How to Analyze Negligence on a Torts Essay (Pt. 1): Palsgraf & The Duty of Care
To hold a defendant liable for negligence, the plaintiff must establish the following four elements by a preponderance of the evidence: (1) the defendant owed a duty to the plaintiff to conform to a specific standard of care; (2) the defendant breached that duty; (3) the breach was the actual and proximate cause of the plaintiff’s harm; and (4) the plaintiff sustained actual damages or loss.
Duty (Part 1 of the Duty Analysis: Does the defendant owe the plaintiff a duty of care?)
The majority rule is that a duty of care is owed to all foreseeable plaintiffs.

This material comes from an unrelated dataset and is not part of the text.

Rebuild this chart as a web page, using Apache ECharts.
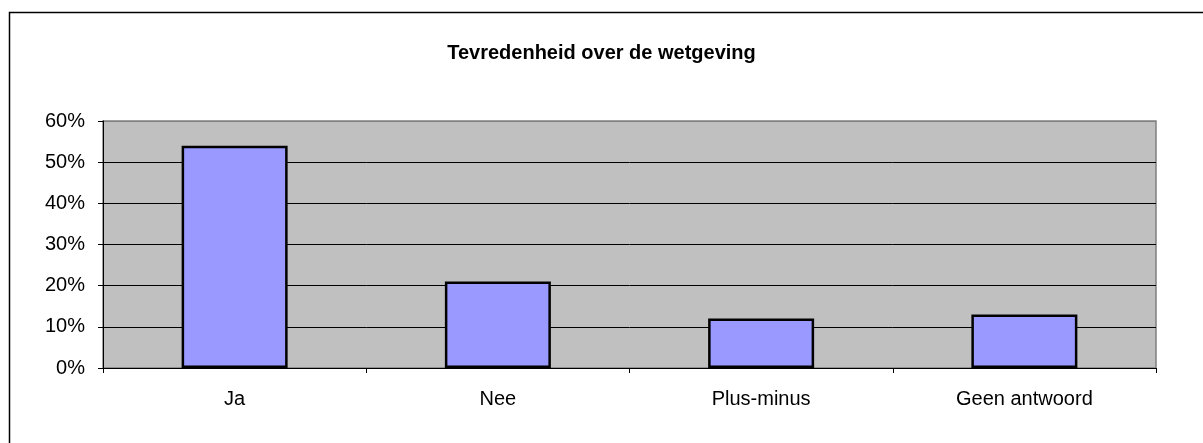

Under Justice Cardozo’s majority opinion in Palsgraf, the defendant owes a duty to plaintiffs who are within the zone of foreseeable danger.
Under Justice Andrew’s dissent in Palsgraf and the Restatement, if the defendant can foresee harm to anyone as a result of his negligence, then a duty is owed to every person harmed as a proximate cause of his breach. Under the Andrews/Restatement approach, the issue of whether the plaintiff was foreseeable is reserved for the analysis of proximate cause.
Standard of Care (Part 2 of the Duty Analysis: If so, what is the standard of care owed?)
Once we establish whether the defendant owed a duty of care to the plaintiff, the next part of the duty analysis is to determine what standard of care the defendant owed to the plaintiff.
In most cases, the standard of care owed by the defendant to the plaintiff is that of a reasonably prudent person under like circumstances as measured by an objective standard (the reasonable person standard of care).
However, the standard of care owed may change when certain types of defendants are involved or a statute defines a specific standard of care as a matter of law (negligence per se). Traditionally, the standard of care owed by the defendant to the plaintiff is subject to modification if the defendant is: a child, a professional, a physician, a common carrier or innkeeper, an automobile driver, a bailor or bailee, or a possessor or owner of land.